Directive:
In the lines below, output everything from the first line through the line containing "outer ysep=26pt] (korr)" exactly as it is. Pictures are not part of the output.
--- BEGIN Exercise input ---
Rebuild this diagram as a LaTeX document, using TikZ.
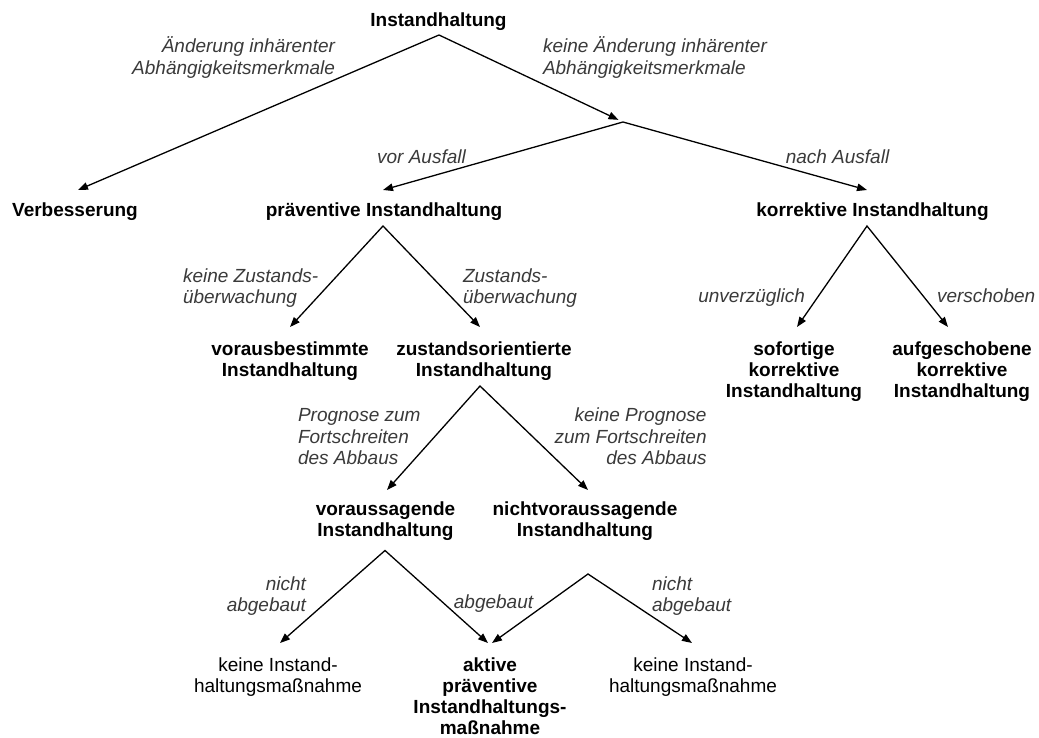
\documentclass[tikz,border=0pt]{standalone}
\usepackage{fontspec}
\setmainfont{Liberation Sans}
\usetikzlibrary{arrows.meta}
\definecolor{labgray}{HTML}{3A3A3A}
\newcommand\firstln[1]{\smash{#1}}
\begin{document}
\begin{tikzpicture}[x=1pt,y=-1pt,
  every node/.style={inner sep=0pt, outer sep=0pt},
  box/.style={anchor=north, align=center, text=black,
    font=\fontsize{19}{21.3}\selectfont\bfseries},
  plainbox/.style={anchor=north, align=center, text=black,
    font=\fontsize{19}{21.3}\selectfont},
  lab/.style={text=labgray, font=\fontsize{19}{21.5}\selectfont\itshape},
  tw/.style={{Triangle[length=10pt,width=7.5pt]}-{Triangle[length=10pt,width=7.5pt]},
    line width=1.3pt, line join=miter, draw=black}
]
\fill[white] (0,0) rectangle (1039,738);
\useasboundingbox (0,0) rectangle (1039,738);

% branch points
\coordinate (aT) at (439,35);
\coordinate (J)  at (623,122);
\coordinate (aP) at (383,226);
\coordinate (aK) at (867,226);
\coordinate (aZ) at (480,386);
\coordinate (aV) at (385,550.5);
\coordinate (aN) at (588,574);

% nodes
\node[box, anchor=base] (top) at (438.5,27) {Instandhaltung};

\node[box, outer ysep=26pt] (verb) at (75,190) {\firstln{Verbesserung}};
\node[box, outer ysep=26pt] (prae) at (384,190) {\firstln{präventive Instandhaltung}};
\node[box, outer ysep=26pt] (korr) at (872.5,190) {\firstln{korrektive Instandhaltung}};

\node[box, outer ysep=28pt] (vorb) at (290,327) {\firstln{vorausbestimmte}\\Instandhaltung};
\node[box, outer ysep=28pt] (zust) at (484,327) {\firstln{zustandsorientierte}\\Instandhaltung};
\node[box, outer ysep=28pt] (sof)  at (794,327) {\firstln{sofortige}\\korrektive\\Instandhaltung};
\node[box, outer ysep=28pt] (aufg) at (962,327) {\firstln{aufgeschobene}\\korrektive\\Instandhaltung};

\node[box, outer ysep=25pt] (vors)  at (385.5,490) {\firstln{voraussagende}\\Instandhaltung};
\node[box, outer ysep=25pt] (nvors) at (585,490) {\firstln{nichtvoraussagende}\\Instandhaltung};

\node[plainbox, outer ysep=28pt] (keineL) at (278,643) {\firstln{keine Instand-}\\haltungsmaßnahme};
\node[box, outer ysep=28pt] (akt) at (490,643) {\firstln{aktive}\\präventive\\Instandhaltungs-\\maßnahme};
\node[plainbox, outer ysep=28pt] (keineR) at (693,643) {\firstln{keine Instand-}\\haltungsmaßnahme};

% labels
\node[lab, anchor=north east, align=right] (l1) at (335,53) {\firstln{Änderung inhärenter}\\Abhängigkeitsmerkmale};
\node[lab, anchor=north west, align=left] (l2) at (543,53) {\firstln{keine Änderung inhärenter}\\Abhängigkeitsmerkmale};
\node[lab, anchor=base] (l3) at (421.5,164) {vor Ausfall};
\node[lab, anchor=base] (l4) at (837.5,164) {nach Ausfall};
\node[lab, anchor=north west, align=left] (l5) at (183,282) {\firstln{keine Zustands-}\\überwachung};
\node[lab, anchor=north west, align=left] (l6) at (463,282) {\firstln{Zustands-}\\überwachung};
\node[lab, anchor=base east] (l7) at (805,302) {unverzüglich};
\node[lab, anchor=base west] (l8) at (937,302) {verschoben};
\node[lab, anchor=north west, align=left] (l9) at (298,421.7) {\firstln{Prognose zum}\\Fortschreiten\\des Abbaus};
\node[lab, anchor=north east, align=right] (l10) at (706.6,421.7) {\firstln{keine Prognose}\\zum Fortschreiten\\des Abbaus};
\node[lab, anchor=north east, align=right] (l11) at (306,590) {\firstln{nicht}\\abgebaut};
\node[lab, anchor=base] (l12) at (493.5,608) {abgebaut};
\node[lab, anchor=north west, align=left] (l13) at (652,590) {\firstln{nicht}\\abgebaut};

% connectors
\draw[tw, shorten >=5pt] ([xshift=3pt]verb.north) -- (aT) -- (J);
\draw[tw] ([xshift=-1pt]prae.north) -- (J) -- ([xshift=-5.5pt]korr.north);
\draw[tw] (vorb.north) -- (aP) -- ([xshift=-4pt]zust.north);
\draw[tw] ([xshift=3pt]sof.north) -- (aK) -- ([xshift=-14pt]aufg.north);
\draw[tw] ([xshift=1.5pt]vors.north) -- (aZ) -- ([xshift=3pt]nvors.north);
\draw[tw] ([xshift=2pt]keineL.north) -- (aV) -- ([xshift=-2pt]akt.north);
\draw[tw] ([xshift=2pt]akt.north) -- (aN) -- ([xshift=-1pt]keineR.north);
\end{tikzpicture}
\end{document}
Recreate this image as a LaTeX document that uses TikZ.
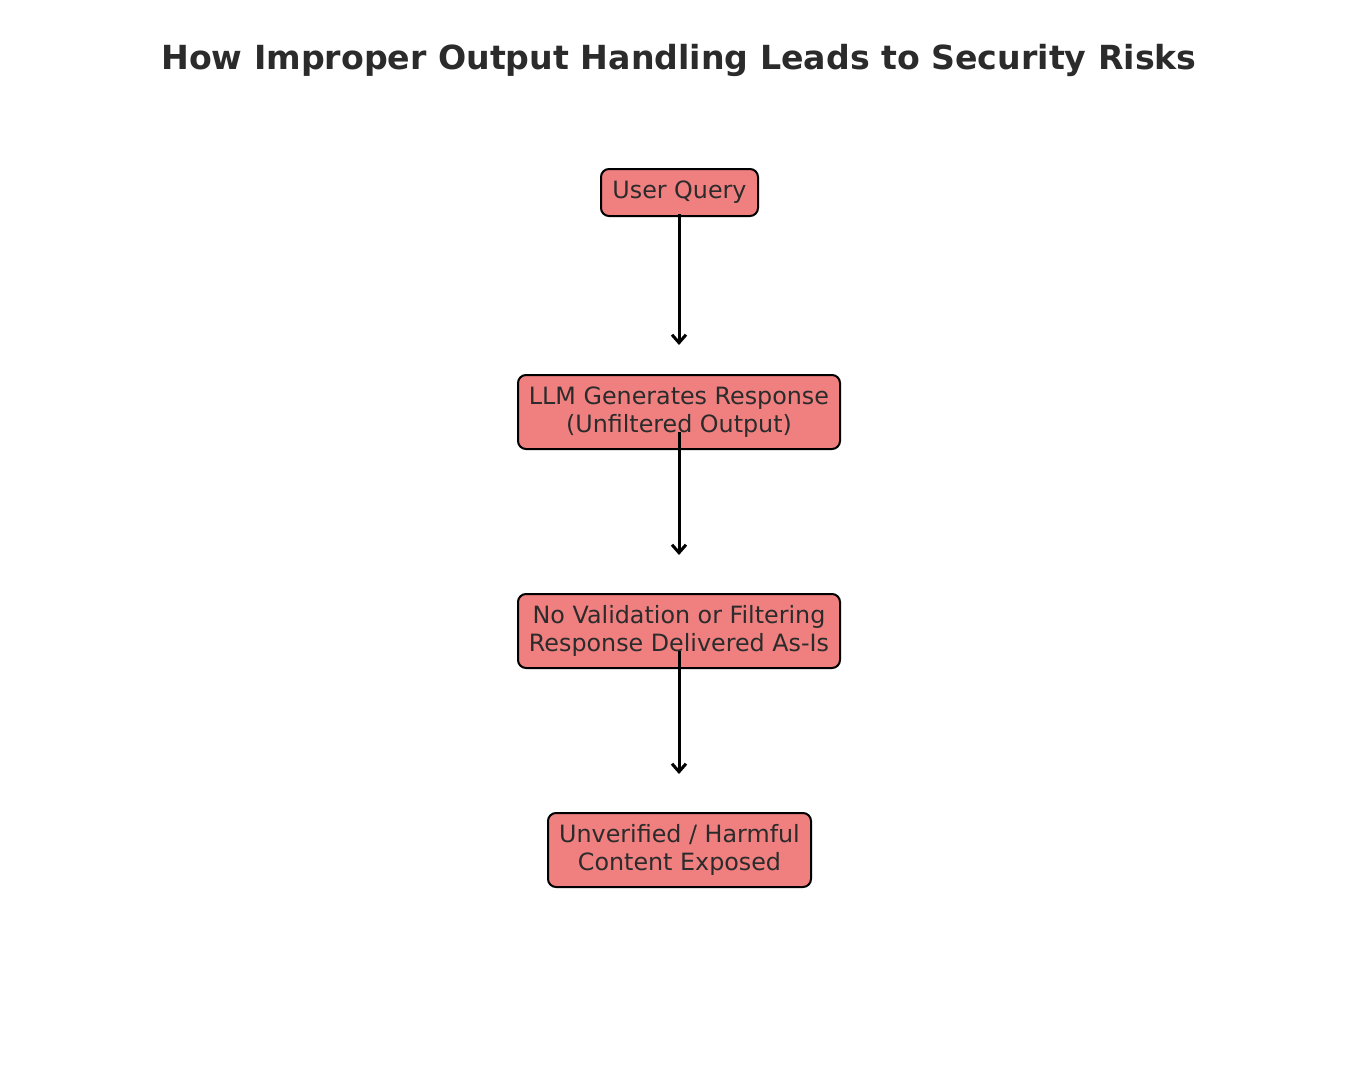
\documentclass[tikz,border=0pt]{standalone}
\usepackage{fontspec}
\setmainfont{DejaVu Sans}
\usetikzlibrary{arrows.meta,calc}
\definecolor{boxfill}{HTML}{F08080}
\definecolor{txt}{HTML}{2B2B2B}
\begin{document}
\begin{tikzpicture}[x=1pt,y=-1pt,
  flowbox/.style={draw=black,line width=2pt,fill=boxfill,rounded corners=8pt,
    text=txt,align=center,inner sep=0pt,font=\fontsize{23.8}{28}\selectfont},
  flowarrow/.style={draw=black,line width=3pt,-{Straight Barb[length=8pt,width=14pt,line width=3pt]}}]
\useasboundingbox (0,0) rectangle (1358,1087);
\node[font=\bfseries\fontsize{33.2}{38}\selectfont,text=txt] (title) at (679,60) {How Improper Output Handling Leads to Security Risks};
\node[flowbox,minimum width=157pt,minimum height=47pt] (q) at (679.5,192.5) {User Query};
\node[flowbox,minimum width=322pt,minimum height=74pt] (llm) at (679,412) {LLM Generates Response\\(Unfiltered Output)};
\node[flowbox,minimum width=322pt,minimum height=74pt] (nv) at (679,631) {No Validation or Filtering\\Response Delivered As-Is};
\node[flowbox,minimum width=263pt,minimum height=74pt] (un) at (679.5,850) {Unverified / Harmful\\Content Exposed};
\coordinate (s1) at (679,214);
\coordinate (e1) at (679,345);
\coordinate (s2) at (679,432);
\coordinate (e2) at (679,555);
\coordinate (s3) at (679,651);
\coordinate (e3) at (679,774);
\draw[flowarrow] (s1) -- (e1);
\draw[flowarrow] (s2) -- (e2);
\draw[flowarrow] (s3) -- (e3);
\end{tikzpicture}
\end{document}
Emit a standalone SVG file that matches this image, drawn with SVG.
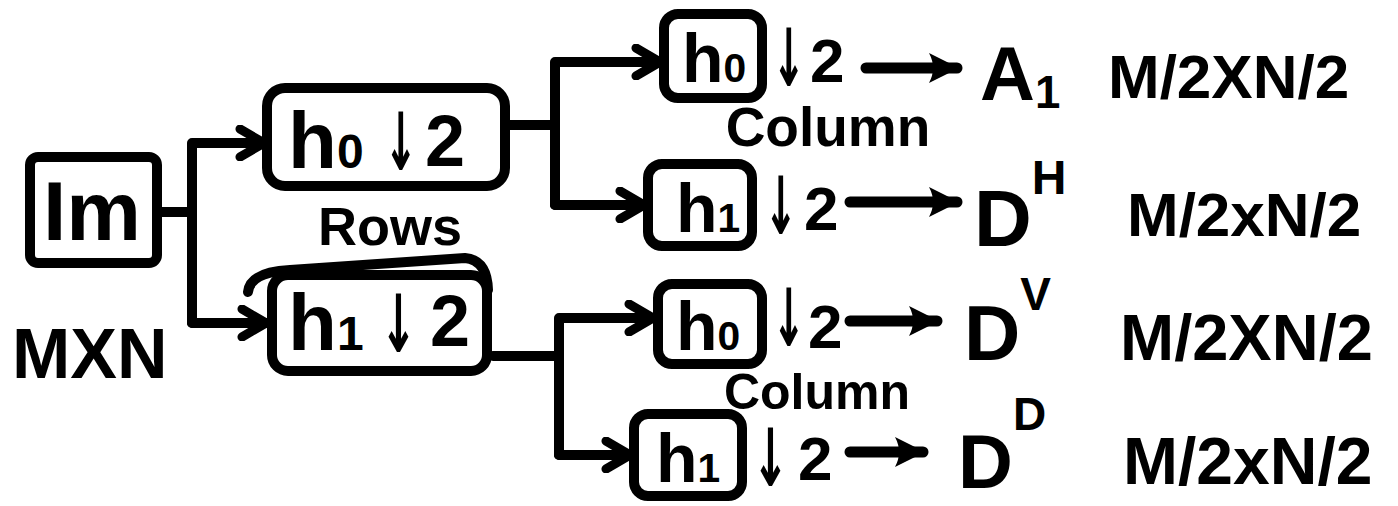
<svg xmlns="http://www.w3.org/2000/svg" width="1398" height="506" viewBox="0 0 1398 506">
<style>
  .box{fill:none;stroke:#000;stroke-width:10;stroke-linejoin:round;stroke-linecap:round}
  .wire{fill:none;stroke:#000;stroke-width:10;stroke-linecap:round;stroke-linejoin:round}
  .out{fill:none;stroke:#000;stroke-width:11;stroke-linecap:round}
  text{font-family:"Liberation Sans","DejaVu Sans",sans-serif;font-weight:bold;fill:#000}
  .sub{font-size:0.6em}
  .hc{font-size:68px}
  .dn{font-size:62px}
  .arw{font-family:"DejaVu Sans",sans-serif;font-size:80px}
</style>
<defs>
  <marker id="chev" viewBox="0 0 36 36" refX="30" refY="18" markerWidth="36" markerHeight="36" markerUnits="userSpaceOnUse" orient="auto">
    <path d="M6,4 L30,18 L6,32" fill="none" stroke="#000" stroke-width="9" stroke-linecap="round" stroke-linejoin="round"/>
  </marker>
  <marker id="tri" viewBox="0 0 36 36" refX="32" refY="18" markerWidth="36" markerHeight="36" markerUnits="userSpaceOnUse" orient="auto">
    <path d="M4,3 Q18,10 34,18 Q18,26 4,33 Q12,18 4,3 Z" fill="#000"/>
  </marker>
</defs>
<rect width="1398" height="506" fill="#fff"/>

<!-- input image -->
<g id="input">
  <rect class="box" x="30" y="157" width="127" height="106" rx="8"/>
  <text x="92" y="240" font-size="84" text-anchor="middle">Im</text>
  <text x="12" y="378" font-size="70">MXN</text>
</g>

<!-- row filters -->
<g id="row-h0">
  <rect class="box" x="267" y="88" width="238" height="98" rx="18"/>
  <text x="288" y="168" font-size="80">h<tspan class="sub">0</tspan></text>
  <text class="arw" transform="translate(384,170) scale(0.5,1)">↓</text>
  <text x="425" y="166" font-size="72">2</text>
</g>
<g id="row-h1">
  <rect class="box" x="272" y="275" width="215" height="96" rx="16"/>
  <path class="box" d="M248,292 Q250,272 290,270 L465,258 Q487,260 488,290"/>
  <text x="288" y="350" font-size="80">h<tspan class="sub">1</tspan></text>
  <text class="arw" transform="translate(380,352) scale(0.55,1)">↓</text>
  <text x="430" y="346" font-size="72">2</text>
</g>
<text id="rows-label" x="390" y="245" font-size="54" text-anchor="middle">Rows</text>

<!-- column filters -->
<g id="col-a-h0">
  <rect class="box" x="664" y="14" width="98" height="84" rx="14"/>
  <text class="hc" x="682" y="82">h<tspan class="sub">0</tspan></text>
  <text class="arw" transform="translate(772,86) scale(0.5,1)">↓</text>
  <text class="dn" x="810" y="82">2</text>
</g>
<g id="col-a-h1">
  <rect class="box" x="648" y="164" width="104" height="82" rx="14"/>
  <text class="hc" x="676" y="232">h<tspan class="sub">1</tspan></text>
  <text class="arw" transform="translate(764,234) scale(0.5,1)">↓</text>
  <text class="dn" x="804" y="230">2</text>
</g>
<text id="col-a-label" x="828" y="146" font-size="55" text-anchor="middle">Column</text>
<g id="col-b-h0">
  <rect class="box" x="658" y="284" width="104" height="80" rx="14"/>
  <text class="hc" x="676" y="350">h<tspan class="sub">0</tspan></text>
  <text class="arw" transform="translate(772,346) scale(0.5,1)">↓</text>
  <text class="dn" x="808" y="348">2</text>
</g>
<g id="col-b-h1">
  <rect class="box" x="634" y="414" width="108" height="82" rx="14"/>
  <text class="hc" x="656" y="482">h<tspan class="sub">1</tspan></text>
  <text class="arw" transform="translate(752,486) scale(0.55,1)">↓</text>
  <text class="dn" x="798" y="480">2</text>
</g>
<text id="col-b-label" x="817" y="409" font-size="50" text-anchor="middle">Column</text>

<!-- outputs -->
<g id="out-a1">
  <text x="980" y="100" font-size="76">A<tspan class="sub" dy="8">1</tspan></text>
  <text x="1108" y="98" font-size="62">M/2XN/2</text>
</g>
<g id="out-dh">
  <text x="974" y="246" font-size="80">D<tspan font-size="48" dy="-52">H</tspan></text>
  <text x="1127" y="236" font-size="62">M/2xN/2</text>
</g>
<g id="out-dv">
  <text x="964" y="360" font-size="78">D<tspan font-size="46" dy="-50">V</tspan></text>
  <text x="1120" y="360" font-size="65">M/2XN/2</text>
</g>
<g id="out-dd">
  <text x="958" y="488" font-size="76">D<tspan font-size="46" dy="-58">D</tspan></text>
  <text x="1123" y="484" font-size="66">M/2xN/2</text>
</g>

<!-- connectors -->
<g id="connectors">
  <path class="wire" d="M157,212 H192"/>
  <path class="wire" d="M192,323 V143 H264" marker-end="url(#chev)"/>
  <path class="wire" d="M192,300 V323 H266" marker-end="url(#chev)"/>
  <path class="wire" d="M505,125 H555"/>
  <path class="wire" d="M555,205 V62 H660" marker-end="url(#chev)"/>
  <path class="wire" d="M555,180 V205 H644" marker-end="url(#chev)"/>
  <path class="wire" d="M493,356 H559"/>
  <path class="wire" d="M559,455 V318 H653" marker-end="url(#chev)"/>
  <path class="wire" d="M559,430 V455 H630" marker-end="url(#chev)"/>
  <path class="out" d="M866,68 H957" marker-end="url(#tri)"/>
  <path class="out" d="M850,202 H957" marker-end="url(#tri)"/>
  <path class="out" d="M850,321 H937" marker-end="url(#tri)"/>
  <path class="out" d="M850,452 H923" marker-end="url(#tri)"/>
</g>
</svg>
--- END Exercise input ---
Right answer:
Rebuild this diagram as a LaTeX document, using TikZ.
\documentclass[tikz,border=0pt]{standalone}
\usepackage{fontspec}
\setmainfont{Liberation Sans}
\usetikzlibrary{arrows.meta}
\definecolor{labgray}{HTML}{3A3A3A}
\newcommand\firstln[1]{\smash{#1}}
\begin{document}
\begin{tikzpicture}[x=1pt,y=-1pt,
  every node/.style={inner sep=0pt, outer sep=0pt},
  box/.style={anchor=north, align=center, text=black,
    font=\fontsize{19}{21.3}\selectfont\bfseries},
  plainbox/.style={anchor=north, align=center, text=black,
    font=\fontsize{19}{21.3}\selectfont},
  lab/.style={text=labgray, font=\fontsize{19}{21.5}\selectfont\itshape},
  tw/.style={{Triangle[length=10pt,width=7.5pt]}-{Triangle[length=10pt,width=7.5pt]},
    line width=1.3pt, line join=miter, draw=black}
]
\fill[white] (0,0) rectangle (1039,738);
\useasboundingbox (0,0) rectangle (1039,738);

% branch points
\coordinate (aT) at (439,35);
\coordinate (J)  at (623,122);
\coordinate (aP) at (383,226);
\coordinate (aK) at (867,226);
\coordinate (aZ) at (480,386);
\coordinate (aV) at (385,550.5);
\coordinate (aN) at (588,574);

% nodes
\node[box, anchor=base] (top) at (438.5,27) {Instandhaltung};

\node[box, outer ysep=26pt] (verb) at (75,190) {\firstln{Verbesserung}};
\node[box, outer ysep=26pt] (prae) at (384,190) {\firstln{präventive Instandhaltung}};
\node[box, outer ysep=26pt] (korr) at (872.5,190) {\firstln{korrektive Instandhaltung}};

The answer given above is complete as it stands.